72nd International Atlantic Economic Conference

October 20 - 23, 2011 | Washington, USA

An alternative explanation for the Great Recession

Sunday, 23 October 2011: 12:35 PM
Scott Sumner, PhD , Bentley University, Waltham, MA
An Alternative Explanation for the Great Recession

The standard view of the Great Recession is roughly as follows:

  1. There was a severe financial crisis caused by reckless subprime lending.
  2. The Great Recession followed.
  3. The financial crisis caused the Great Recession
  4. Monetary policy was quite stimulative, but failed to prevent a sharp fall in GDP.
  5. The recovery has been slow, because severe financial crises are generally followed by weak recoveries.

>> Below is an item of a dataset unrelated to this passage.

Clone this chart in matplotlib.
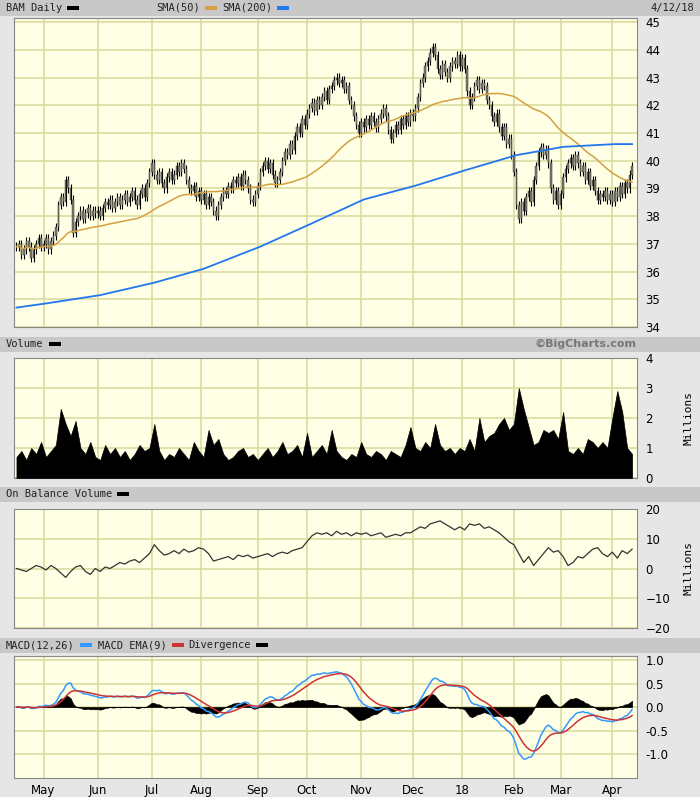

I will show that there is a highly plausible alternative explanation, which is entirely consistent with the stylized facts.  The alternative scenario is roughly as follows:

  1. The subprime crisis created financial distress during 2007 and early 2008.  The estimated losses were not large enough to cause a severe banking crisis, or a severe recession.  As late as mid-2008 most experts expected growth in 2009, with little change in unemployment.
  2. Monthly nominal GDP estimates by Macroeconomics Advisors show that after June 2008 nominal GDP fell sharply for six months, and then leveled off after December 2008.  Real GDP followed a similar pattern.
  3. The fall in nominal and real GDP between June and December 2008 sharply reduced asset values and greatly intensified the debt crisis in the fall of 2008.  Just as in the Great Depression, falling NGDP caused banking distress.  During 2008-09, NGDP saw its largest decline since 1937-38.  Even without the subprime crisis, this would have caused significant banking distress.  As it was, it tipped an already fragile banking system into a major crisis. 
  4. The Fed took no effective steps to address the fall in NGDP after June 2008.  They refused to cut rates after Lehman failed in mid-September, and the subsequent injections of base money were sterilized by an interest-on-reserves program.
  5. Most economists assumed money was “easy,” because nominal rates were relatively low and the base increased dramatically.  This was also true in the Great Depression, only later did economists recognize that money was actually tight in the 1930s, despite low rates and a soaring monetary base.
  6. Almost all asset markets signaled extraordinary tight money in late 2008.  Housing prices began falling in regions unaffected by the 2006-08 subprime fiasco, such as Texas.  Commercial real estate price began plunging in late 2008, after doing well during the initial subprime crash.  Commodity prices fell by more than 50%.  Stock markets crashed.  Inflation expectations (from TIPS spreads) plunged into negative territory.  The dollar appreciated rapidly against the euro between July and December 2008.  And real interest rates on 5 year TIPS soared from 0.57% in July to over 4% by late November 2008.  All indications of tight money.

The recovery has not been slow because of the financial crisis, but rather a lack of aggregate demand.  Real growth averaged only about 2.8% during the first six quarters of recovery, roughly the trend rate of growth.  It’s no surprise that job creation has been anemic.  And the slow RGDP growth can be easily explained by the 3.9% growth in NGDP.